Dataset excerpt
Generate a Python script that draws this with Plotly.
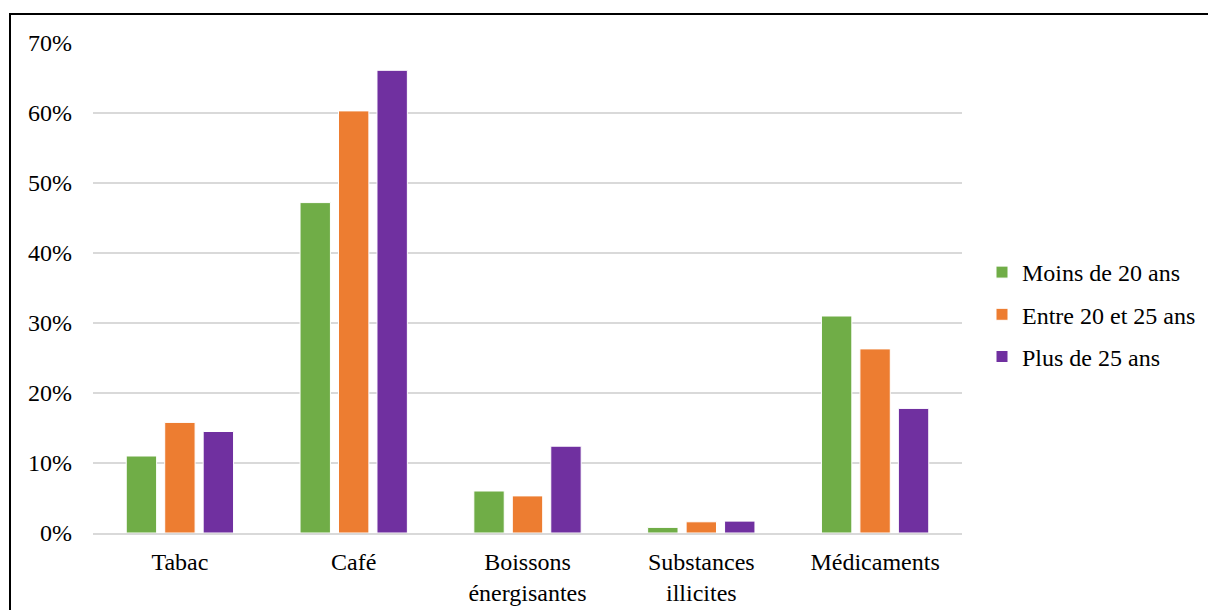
import plotly.graph_objects as go

categories = ["Tabac", "Café", "Boissons<br>énergisantes", "Substances<br>illicites", "Médicaments"]
series_names = ["Moins de 20 ans", "Entre 20 et 25 ans", "Plus de 25 ans"]
moins_20 = [11.0, 47.2, 6.0, 0.8, 31.0]
entre_20_25 = [15.8, 60.3, 5.3, 1.6, 26.3]
plus_25 = [14.5, 66.1, 12.4, 1.7, 17.8]
colors = ["#70AD47", "#ED7D31", "#7030A0"]
y_ticks = [0, 10, 20, 30, 40, 50, 60, 70]
y_ticklabels = [f"{t}%" for t in y_ticks]

W, H = 1208, 610
L, R, T, B = 93, 962, 43, 533
FS = 24

fig = go.Figure()
for name, vals, col in zip(series_names, [moins_20, entre_20_25, plus_25], colors):
    fig.add_trace(go.Bar(
        x=categories, y=vals, name=name, legendgroup=name,
        marker=dict(color=col, line=dict(color="white", width=1)),
    ))

px2x = lambda p: (p - L) / (R - L)
px2y = lambda p: (B - p) / (B - T)

fig.add_shape(type="rect", xref="paper", yref="paper",
              x0=px2x(10), x1=px2x(1240), y0=px2y(650), y1=px2y(14),
              line=dict(color="black", width=2), fillcolor="rgba(0,0,0,0)", layer="below")

fig.update_layout(
    width=W, height=H,
    margin=dict(l=L, r=W - R, t=T, b=H - B, pad=0, autoexpand=False),
    paper_bgcolor="white", plot_bgcolor="white",
    font=dict(family="Liberation Serif", size=FS, color="black"),
    barmode="group", bargap=0.336, bargroupgap=0.21,
    showlegend=True,
    legend=dict(x=px2x(982), y=px2y(250), xanchor="left", yanchor="top",
                traceorder="grouped", tracegroupgap=8,
                font=dict(family="Liberation Serif", size=FS, color="black"),
                itemwidth=30, bgcolor="rgba(0,0,0,0)"),
)
fig.update_yaxes(range=[0, 70], tickvals=y_ticks, ticktext=y_ticklabels,
                 showgrid=True, gridcolor="#d9d9d9", gridwidth=2, automargin=False,
                 zeroline=False, showline=False, ticks="", ticklabelstandoff=20,
                 tickfont=dict(family="Liberation Serif", size=FS))
fig.update_xaxes(showgrid=False, showline=True, linecolor="#d9d9d9", linewidth=2,
                 ticks="", ticklabelstandoff=6, automargin=False,
                 tickfont=dict(family="Liberation Serif", size=FS))

fig.write_html("out.html", config={"displayModeBar": False},
               post_script="document.body.style.margin='0';document.body.style.overflow='hidden';")
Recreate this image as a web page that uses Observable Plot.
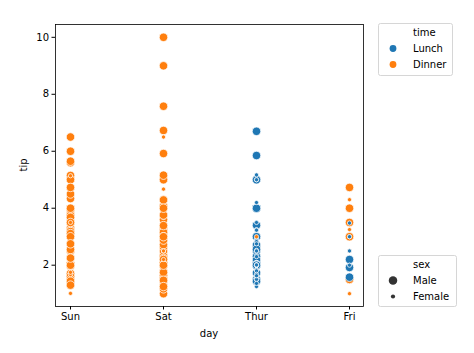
<!DOCTYPE html>
<html><head><meta charset="utf-8">
<script src="https://cdn.jsdelivr.net/npm/d3@7"></script>
<script src="https://cdn.jsdelivr.net/npm/@observablehq/plot@0.6"></script>
<style>body{margin:0;background:#fff}#chart{width:474px;height:353px}</style>
</head><body><div id="chart"></div>
<script>
const days = ["Sun", "Sat", "Thur", "Fri"];
const timeLevels = ["Lunch", "Dinner"];
const timeColors = ["#1f77b4", "#ff7f0e"];
const sexLevels = ["Male", "Female"];
const yTicks = [2, 4, 6, 8, 10];

// female tips recorded before the male rows (drawn underneath) and after them (drawn on top)
const sunDinnerFemaleEarly = [1.01,3.61,3.02,2.6,5.2,4.0,2.61,2.0,2.0,4.0,2.5,3.0];
const sunDinnerMale = [1.66,3.5,3.31,4.71,2.0,3.12,1.96,3.23,1.71,5.0,1.57,3.0,3.92,3.71,2.54,3.06,1.32,5.6,3.0,5.0,6.0,2.05,3.0,2.5,1.56,4.34,3.51,4.0,2.55,3.5,5.07,2.5,2.0,2.74,2.0,2.0,5.0,3.75,2.0,3.5,2.5,2.0,3.0,3.48,2.24,4.5,1.61,5.15,3.18,4.0,3.11,2.0,2.0,2.55,3.68,5.65,3.5,6.5,3.0,5.0,1.5,1.44,2.25,4.73,2.75,1.3];
const sunDinnerFemaleLate = [1.67,3.5,5.14,1.75];
const satDinnerFemaleEarly = [2.75,3.0,3.0,2.45,3.07,2.47,1.0,3.0,3.14,3.48,1.0,1.1,3.09,2.0,2.0,1.25];
const satDinnerMale = [3.35,4.08,2.23,7.58,3.18,2.34,2.0,2.0,4.3,1.45,2.5,3.27,3.6,2.0,2.31,5.0,2.24,3.0,1.5,1.76,6.73,3.21,2.0,1.98,3.76,2.64,3.15,2.01,2.09,1.97,5.0,2.2,1.25,3.08,4.08,1.64,4.06,4.29,3.76,4.0,3.0,10.0,3.16,2.0,5.16,9.0,3.0,1.5,1.44,1.0,1.17,5.92,2.0,1.75,2.72,2.88,3.39,1.47,3.0,1.25,2.0];
const satDinnerFemaleLate = [2.5,2.5,6.5,4.67,2.2];
const thurLunchMale = [4.0,3.0,2.71,3.0,3.4,5.0,2.03,2.0,4.0,5.85,3.0,2.31,2.5,2.0,1.48,2.18,1.5,2.0,6.7,5.0,1.73,2.0,2.56,2.02,4.0,1.44,2.0,2.0,4.0];
const thurLunchFemale = [1.83,5.17,1.5,1.8,2.92,1.68,2.52,4.2,2.0,2.0,2.83,1.5,2.0,3.25,1.25,2.0,2.0,2.75,3.5,5.0,2.3,1.5,1.36,1.63,5.0,2.0,2.0,2.01,2.5,3.23];
const friDinnerMale = [3.0,3.5,4.73,4.0,1.5,3.0,1.5];
const friDinnerFemale = [1.0,4.3,3.25,2.5,3.0];
const friLunchMale = [2.2,1.92,1.58];
const friLunchFemale = [3.48,3.0,2.5,2.0];
const thurDinnerFemale = [3.0];

const groups = [
  {day: "Sun", time: "Dinner", sex: "Female", tips: sunDinnerFemaleEarly},
  {day: "Sun", time: "Dinner", sex: "Male", tips: sunDinnerMale},
  {day: "Sun", time: "Dinner", sex: "Female", tips: sunDinnerFemaleLate},
  {day: "Sat", time: "Dinner", sex: "Female", tips: satDinnerFemaleEarly},
  {day: "Sat", time: "Dinner", sex: "Male", tips: satDinnerMale},
  {day: "Sat", time: "Dinner", sex: "Female", tips: satDinnerFemaleLate},
  {day: "Thur", time: "Lunch", sex: "Male", tips: thurLunchMale},
  {day: "Thur", time: "Lunch", sex: "Female", tips: thurLunchFemale},
  {day: "Fri", time: "Dinner", sex: "Male", tips: friDinnerMale},
  {day: "Fri", time: "Dinner", sex: "Female", tips: friDinnerFemale},
  {day: "Fri", time: "Lunch", sex: "Male", tips: friLunchMale},
  {day: "Fri", time: "Lunch", sex: "Female", tips: friLunchFemale},
  {day: "Thur", time: "Dinner", sex: "Female", tips: thurDinnerFemale}
];
const rows = groups.flatMap(g => g.tips.map(tip => ({day: g.day, time: g.time, sex: g.sex, tip})));
const sexRadius = {Male: 4.24, Female: 2.12};

const svg = Plot.plot({
  width: 474, height: 353,
  marginLeft: 55, marginRight: 111, marginTop: 24, marginBottom: 47,
  style: {fontFamily: "'DejaVu Sans', sans-serif", fontSize: "10px", color: "#000", background: "#fff", overflow: "visible"},
  x: {type: "point", domain: days, padding: 0.15},
  y: {domain: [0.55, 10.45]},
  color: {domain: timeLevels, range: timeColors},
  r: {type: "identity"},
  marks: [
    Plot.dot(rows, {x: "day", y: "tip", fill: "time", r: d => sexRadius[d.sex], stroke: "white", strokeWidth: 0.75, sort: null}),
    Plot.frame({stroke: "#000", strokeWidth: 0.8}),
    Plot.axisX({tickSize: 3.5, tickPadding: 3, label: null, fontSize: 10}),
    Plot.axisY({ticks: yTicks, tickSize: 3.5, tickPadding: 3, label: null, fontSize: 10})
  ]
});
document.getElementById("chart").appendChild(svg);

const s = d3.select(svg);
const font = "'DejaVu Sans', sans-serif";
// axis labels
s.append("text").attr("x", 209).attr("y", 333).attr("text-anchor", "middle").attr("dominant-baseline", "central")
  .attr("font-family", font).attr("font-size", 10).attr("fill", "#000").text("day");
s.append("text").attr("transform", "translate(23,165) rotate(-90)").attr("text-anchor", "middle").attr("dominant-baseline", "central")
  .attr("font-family", font).attr("font-size", 10).attr("fill", "#000").text("tip");

function legend(x0, y0, w, h, title, items) {
  const g = s.append("g");
  g.append("rect").attr("x", x0).attr("y", y0).attr("width", w).attr("height", h).attr("rx", 2)
    .attr("fill", "#fff").attr("fill-opacity", 0.8).attr("stroke", "#ccc").attr("stroke-width", 0.8);
  g.append("text").attr("x", 413).attr("y", y0 + 9).attr("text-anchor", "start").attr("dominant-baseline", "central")
    .attr("font-family", font).attr("font-size", 10).attr("fill", "#000").text(title);
  items.forEach((it, i) => {
    const cy = y0 + 25 + i * 16;
    g.append("circle").attr("cx", 393).attr("cy", cy).attr("r", it.r).attr("fill", it.color);
    g.append("text").attr("x", 413).attr("y", cy).attr("text-anchor", "start").attr("dominant-baseline", "central")
      .attr("font-family", font).attr("font-size", 10).attr("fill", "#000").text(it.label);
  });
}
legend(378.5, 23.5, 74, 52, "time", timeLevels.map((t, i) => ({label: t, color: timeColors[i], r: 3.4})));
legend(378.5, 255.5, 78, 51, "sex", sexLevels.map(sx => ({label: sx, color: "#333", r: sexRadius[sx]})));
</script></body></html>
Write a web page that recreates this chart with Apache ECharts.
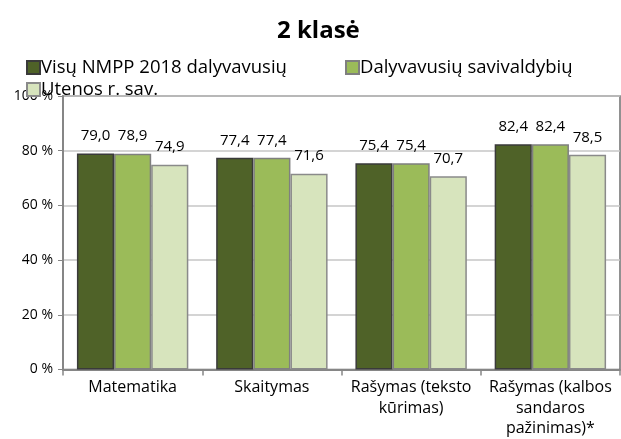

Work to complete
Your copy should hold only the lines from the one containing "Recreate this image" through the one containing "const yTicks = [2, 4, 6, 8, 10];", word for word, with no pictures.

Answer in full
Recreate this image as a web page that uses Observable Plot.
<!DOCTYPE html>
<html><head><meta charset="utf-8">
<script src="https://cdn.jsdelivr.net/npm/d3@7"></script>
<script src="https://cdn.jsdelivr.net/npm/@observablehq/plot@0.6"></script>
<style>body{margin:0;background:#fff}#chart{width:474px;height:353px}</style>
</head><body><div id="chart"></div>
<script>
const days = ["Sun", "Sat", "Thur", "Fri"];
const timeLevels = ["Lunch", "Dinner"];
const timeColors = ["#1f77b4", "#ff7f0e"];
const sexLevels = ["Male", "Female"];
const yTicks = [2, 4, 6, 8, 10];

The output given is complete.